Leaving out the pictures, retype the lines from the beginning of the listing through the line containing "inner sep=1pt, text=ink]".
[Start Dataset excerpt]
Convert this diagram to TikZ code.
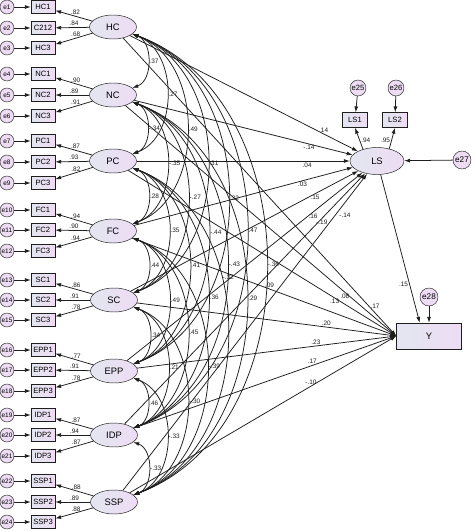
\documentclass[tikz,border=0pt]{standalone}
\usepackage{fontspec}
\setmainfont{Liberation Sans}
\usetikzlibrary{shapes.geometric, arrows.meta}
\definecolor{shadeL}{HTML}{E3E6F0}
\definecolor{shadeR}{HTML}{EEDCF4}
\definecolor{ink}{HTML}{1E1E1E}
\tikzstyle{latent} = [ellipse, draw=ink, left color=shadeL, right color=shadeR, minimum width=1.41cm, minimum height=0.72cm, inner sep=0pt, font=\fontsize{8}{9}\selectfont]
\tikzstyle{indic} = [rectangle, draw=ink, left color=shadeL, right color=shadeR, minimum width=0.72cm, minimum height=0.39cm, inner sep=1pt, font=\fontsize{6.5}{7}\selectfont]
\tikzstyle{err} = [circle, draw=ink, fill=shadeR, minimum size=0.42cm, inner sep=0pt, font=\fontsize{5.5}{6}\selectfont]
\tikzstyle{arrow} = [line width=0.65pt, draw=ink, ->, >={Latex[length=5pt,width=3.4pt]}]
\tikzstyle{cov} = [line width=0.65pt, draw=ink, <->, >={Latex[length=5pt,width=3.4pt]}, bend left=70, looseness=1.05]
\tikzstyle{coef} = [font=\fontsize{5.5}{6}\selectfont, inner sep=1pt, text=ink]

\begin{document}
\begin{tikzpicture}[x=0.03cm, y=0.03cm]
    \useasboundingbox (0,0) rectangle (474,-531);

    % latent factors
    \node [latent] at (113,-27) (HC) {HC};
    \node [latent] at (113,-95) (NC) {NC};
    \node [latent] at (113,-161) (PC) {PC};
    \node [latent] at (113,-231) (FC) {FC};
    \node [latent] at (114,-300) (SC) {SC};
    \node [latent] at (114,-371) (EPP) {EPP};
    \node [latent] at (114,-435) (IDP) {IDP};
    \node [latent] at (114,-502) (SSP) {SSP};

    % indicators
    \node [indic] at (43,-7) (HC1) {HC1};
    \node [indic] at (43,-28) (HC2) {C212};
    \node [indic] at (43,-48) (HC3) {HC3};
    \node [indic] at (43,-74) (NC1) {NC1};
    \node [indic] at (43,-95) (NC2) {NC2};
    \node [indic] at (43,-116) (NC3) {NC3};
    \node [indic] at (43,-141) (PC1) {PC1};
    \node [indic] at (43,-162) (PC2) {PC2};
    \node [indic] at (43,-183) (PC3) {PC3};
    \node [indic] at (43,-210) (FC1) {FC1};
    \node [indic] at (43,-230) (FC2) {FC2};
    \node [indic] at (43,-251) (FC3) {FC3};
    \node [indic] at (43,-280) (SC1) {SC1};
    \node [indic] at (43,-300) (SC2) {SC2};
    \node [indic] at (43,-320) (SC3) {SC3};
    \node [indic] at (43,-350) (EPP1) {EPP1};
    \node [indic] at (43,-370) (EPP2) {EPP2};
    \node [indic] at (43,-391) (EPP3) {EPP3};
    \node [indic] at (43,-415) (IDP1) {IDP1};
    \node [indic] at (43,-435) (IDP2) {IDP2};
    \node [indic] at (43,-456) (IDP3) {IDP3};
    \node [indic] at (43,-481) (SSP1) {SSP1};
    \node [indic] at (43,-502) (SSP2) {SSP2};
    \node [indic] at (43,-522) (SSP3) {SSP3};

    % error terms
    \node [err] at (7,-7) (e1) {e1};
    \node [err] at (7,-28) (e2) {e2};
    \node [err] at (7,-48) (e3) {e3};
    \node [err] at (7,-74) (e4) {e4};
    \node [err] at (7,-95) (e5) {e5};
    \node [err] at (7,-116) (e6) {e6};
    \node [err] at (7,-141) (e7) {e7};
    \node [err] at (7,-162) (e8) {e8};
    \node [err] at (7,-183) (e9) {e9};
    \node [err] at (7,-210) (e10) {e10};
    \node [err] at (7,-230) (e11) {e11};
    \node [err] at (7,-251) (e12) {e12};
    \node [err] at (7,-280) (e13) {e13};
    \node [err] at (7,-300) (e14) {e14};
    \node [err] at (7,-320) (e15) {e15};
    \node [err] at (7,-350) (e16) {e16};
    \node [err] at (7,-370) (e17) {e17};
    \node [err] at (7,-391) (e18) {e18};
    \node [err] at (7,-415) (e19) {e19};
    \node [err] at (7,-435) (e20) {e20};
    \node [err] at (7,-456) (e21) {e21};
    \node [err] at (7,-481) (e22) {e22};
    \node [err] at (7,-502) (e23) {e23};
    \node [err] at (7,-522) (e24) {e24};

    % mediator and outcome
    \node [latent, minimum width=1.62cm, minimum height=0.81cm] at (377,-161) (LS) {LS};
    \node [indic, minimum width=0.75cm, minimum height=0.45cm] at (355,-120) (LS1) {LS1};
    \node [indic, minimum width=0.75cm, minimum height=0.45cm] at (395,-120) (LS2) {LS2};
    \node [err, minimum size=0.48cm, font=\fontsize{6.5}{7}\selectfont] at (358,-88) (e25) {e25};
    \node [err, minimum size=0.48cm, font=\fontsize{6.5}{7}\selectfont] at (396,-88) (e26) {e26};
    \node [err, minimum size=0.54cm, font=\fontsize{7}{8}\selectfont] at (462,-160) (e27) {e27};
    \node [indic, minimum width=1.95cm, minimum height=0.78cm, font=\fontsize{8}{9}\selectfont] at (429,-336) (Y) {Y};
    \node [err, minimum size=0.54cm, font=\fontsize{7}{8}\selectfont] at (429,-297) (e28) {e28};

    % errors to indicators
    \draw [arrow] (e1) -- (HC1);
    \draw [arrow] (e2) -- (HC2);
    \draw [arrow] (e3) -- (HC3);
    \draw [arrow] (e4) -- (NC1);
    \draw [arrow] (e5) -- (NC2);
    \draw [arrow] (e6) -- (NC3);
    \draw [arrow] (e7) -- (PC1);
    \draw [arrow] (e8) -- (PC2);
    \draw [arrow] (e9) -- (PC3);
    \draw [arrow] (e10) -- (FC1);
    \draw [arrow] (e11) -- (FC2);
    \draw [arrow] (e12) -- (FC3);
    \draw [arrow] (e13) -- (SC1);
    \draw [arrow] (e14) -- (SC2);
    \draw [arrow] (e15) -- (SC3);
    \draw [arrow] (e16) -- (EPP1);
    \draw [arrow] (e17) -- (EPP2);
    \draw [arrow] (e18) -- (EPP3);
    \draw [arrow] (e19) -- (IDP1);
    \draw [arrow] (e20) -- (IDP2);
    \draw [arrow] (e21) -- (IDP3);
    \draw [arrow] (e22) -- (SSP1);
    \draw [arrow] (e23) -- (SSP2);
    \draw [arrow] (e24) -- (SSP3);

    % loadings
    \draw [arrow] (HC) -- node[coef, above, pos=0.45] {.82} (HC1);
    \draw [arrow] (HC) -- node[coef, above, pos=0.45] {.84} (HC2);
    \draw [arrow] (HC) -- node[coef, above, pos=0.45] {.68} (HC3);
    \draw [arrow] (NC) -- node[coef, above, pos=0.45] {.90} (NC1);
    \draw [arrow] (NC) -- node[coef, above, pos=0.45] {.89} (NC2);
    \draw [arrow] (NC) -- node[coef, above, pos=0.45] {.91} (NC3);
    \draw [arrow] (PC) -- node[coef, above, pos=0.45] {.87} (PC1);
    \draw [arrow] (PC) -- node[coef, above, pos=0.45] {.93} (PC2);
    \draw [arrow] (PC) -- node[coef, above, pos=0.45] {.82} (PC3);
    \draw [arrow] (FC) -- node[coef, above, pos=0.45] {.94} (FC1);
    \draw [arrow] (FC) -- node[coef, above, pos=0.45] {.90} (FC2);
    \draw [arrow] (FC) -- node[coef, above, pos=0.45] {.94} (FC3);
    \draw [arrow] (SC) -- node[coef, above, pos=0.45] {.86} (SC1);
    \draw [arrow] (SC) -- node[coef, above, pos=0.45] {.91} (SC2);
    \draw [arrow] (SC) -- node[coef, above, pos=0.45] {.78} (SC3);
    \draw [arrow] (EPP) -- node[coef, above, pos=0.45] {.77} (EPP1);
    \draw [arrow] (EPP) -- node[coef, above, pos=0.45] {.91} (EPP2);
    \draw [arrow] (EPP) -- node[coef, above, pos=0.45] {.78} (EPP3);
    \draw [arrow] (IDP) -- node[coef, above, pos=0.45] {.87} (IDP1);
    \draw [arrow] (IDP) -- node[coef, above, pos=0.45] {.94} (IDP2);
    \draw [arrow] (IDP) -- node[coef, above, pos=0.45] {.87} (IDP3);
    \draw [arrow] (SSP) -- node[coef, above, pos=0.45] {.88} (SSP1);
    \draw [arrow] (SSP) -- node[coef, above, pos=0.45] {.89} (SSP2);
    \draw [arrow] (SSP) -- node[coef, above, pos=0.45] {.88} (SSP3);

    % covariances
    \draw [cov] (HC) to node[coef, right] {.37} (NC);
    \draw [cov] (HC) to node[coef, right] {.27} (PC);
    \draw [cov] (HC) to node[coef, right] {.49} (FC);
    \draw [cov] (HC) to node[coef, right] {.31} (SC);
    \draw [cov] (HC) to node[coef, right] {.32} (EPP);
    \draw [cov] (HC) to node[coef, right] {.47} (IDP);
    \draw [cov] (HC) to node[coef, right] {-.36} (SSP);
    \draw [cov] (NC) to node[coef, right] {-.34} (PC);
    \draw [cov] (NC) to node[coef, right] {-.35} (FC);
    \draw [cov] (NC) to node[coef, right] {-.27} (SC);
    \draw [cov] (NC) to node[coef, right] {-.44} (EPP);
    \draw [cov] (NC) to node[coef, right] {-.43} (IDP);
    \draw [cov] (NC) to node[coef, right] {.29} (SSP);
    \draw [cov] (PC) to node[coef, right] {.28} (FC);
    \draw [cov] (PC) to node[coef, right] {.35} (SC);
    \draw [cov] (PC) to node[coef, right] {.41} (EPP);
    \draw [cov] (PC) to node[coef, right] {.36} (IDP);
    \draw [cov] (PC) to node[coef, right, pos=0.37] {-.32} (SSP);
    \draw [cov] (FC) to node[coef, right] {.44} (SC);
    \draw [cov] (FC) to node[coef, right] {.49} (EPP);
    \draw [cov] (FC) to node[coef, right] {.45} (IDP);
    \draw [cov] (FC) to node[coef, right] {-.39} (SSP);
    \draw [cov] (SC) to node[coef, right] {.34} (EPP);
    \draw [cov] (SC) to node[coef, right] {.21} (IDP);
    \draw [cov] (SC) to node[coef, right] {-.30} (SSP);
    \draw [cov] (EPP) to node[coef, right] {.46} (IDP);
    \draw [cov] (EPP) to node[coef, right] {-.33} (SSP);
    \draw [cov] (IDP) to node[coef, right] {-.33} (SSP);

    % paths to LS
    \draw [arrow] (HC) -- node[coef, above, pos=0.85] {.14} (LS);
    \draw [arrow] (NC) -- node[coef, below, pos=0.80] {-.14} (LS);
    \draw [arrow] (PC) -- node[coef, below, pos=0.80] {.04} (LS);
    \draw [arrow] (FC) -- node[coef, below, pos=0.77] {.03} (LS);
    \draw [arrow] (SC) -- node[coef, below, pos=0.81] {.15} (LS);
    \draw [arrow] (EPP) -- node[coef, below, pos=0.79] {.16} (LS);
    \draw [arrow] (IDP) -- node[coef, below, pos=0.82] {-.19} (LS);
    \draw [arrow] (SSP) -- node[coef, below right, pos=0.88] {-.14} (LS);

    % paths to Y
    \draw [arrow] (HC) -- node[coef, right, pos=0.9] {.17} (Y.west);
    \draw [arrow] (NC) -- node[coef, below, pos=0.81] {.08} (Y.west);
    \draw [arrow] (PC) -- node[coef, below, pos=0.77] {.13} (Y.west);
    \draw [arrow] (FC) -- node[coef, above, pos=0.52] {.09} (Y.west);
    \draw [arrow] (SC) -- node[coef, above, pos=0.73] {.20} (Y.west);
    \draw [arrow] (EPP) -- node[coef, above, pos=0.69] {.23} (Y.west);
    \draw [arrow] (IDP) -- node[coef, above, pos=0.68] {.17} (Y.west);
    \draw [arrow] (SSP) -- node[coef, above, pos=0.68] {-.10} (Y.west);

    % LS block
    \draw [arrow] (e25) -- (LS1);
    \draw [arrow] (e26) -- (LS2);
    \draw [arrow] (LS.140) -- node[coef, right, pos=0.4] {.94} (LS1.south);
    \draw [arrow] (LS.45) -- node[coef, left, pos=0.4] {.95} (LS2.south);
    \draw [arrow] (e27) -- (LS);
    \draw [arrow] (LS.285) -- node[coef, left, pos=0.74] {.15} (Y.125);
    \draw [arrow] (e28) -- (Y);
\end{tikzpicture}
\end{document}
[End Dataset excerpt]
Solution to the exercise -
Convert this diagram to TikZ code.
\documentclass[tikz,border=0pt]{standalone}
\usepackage{fontspec}
\setmainfont{Liberation Sans}
\usetikzlibrary{shapes.geometric, arrows.meta}
\definecolor{shadeL}{HTML}{E3E6F0}
\definecolor{shadeR}{HTML}{EEDCF4}
\definecolor{ink}{HTML}{1E1E1E}
\tikzstyle{latent} = [ellipse, draw=ink, left color=shadeL, right color=shadeR, minimum width=1.41cm, minimum height=0.72cm, inner sep=0pt, font=\fontsize{8}{9}\selectfont]
\tikzstyle{indic} = [rectangle, draw=ink, left color=shadeL, right color=shadeR, minimum width=0.72cm, minimum height=0.39cm, inner sep=1pt, font=\fontsize{6.5}{7}\selectfont]
\tikzstyle{err} = [circle, draw=ink, fill=shadeR, minimum size=0.42cm, inner sep=0pt, font=\fontsize{5.5}{6}\selectfont]
\tikzstyle{arrow} = [line width=0.65pt, draw=ink, ->, >={Latex[length=5pt,width=3.4pt]}]
\tikzstyle{cov} = [line width=0.65pt, draw=ink, <->, >={Latex[length=5pt,width=3.4pt]}, bend left=70, looseness=1.05]
\tikzstyle{coef} = [font=\fontsize{5.5}{6}\selectfont, inner sep=1pt, text=ink]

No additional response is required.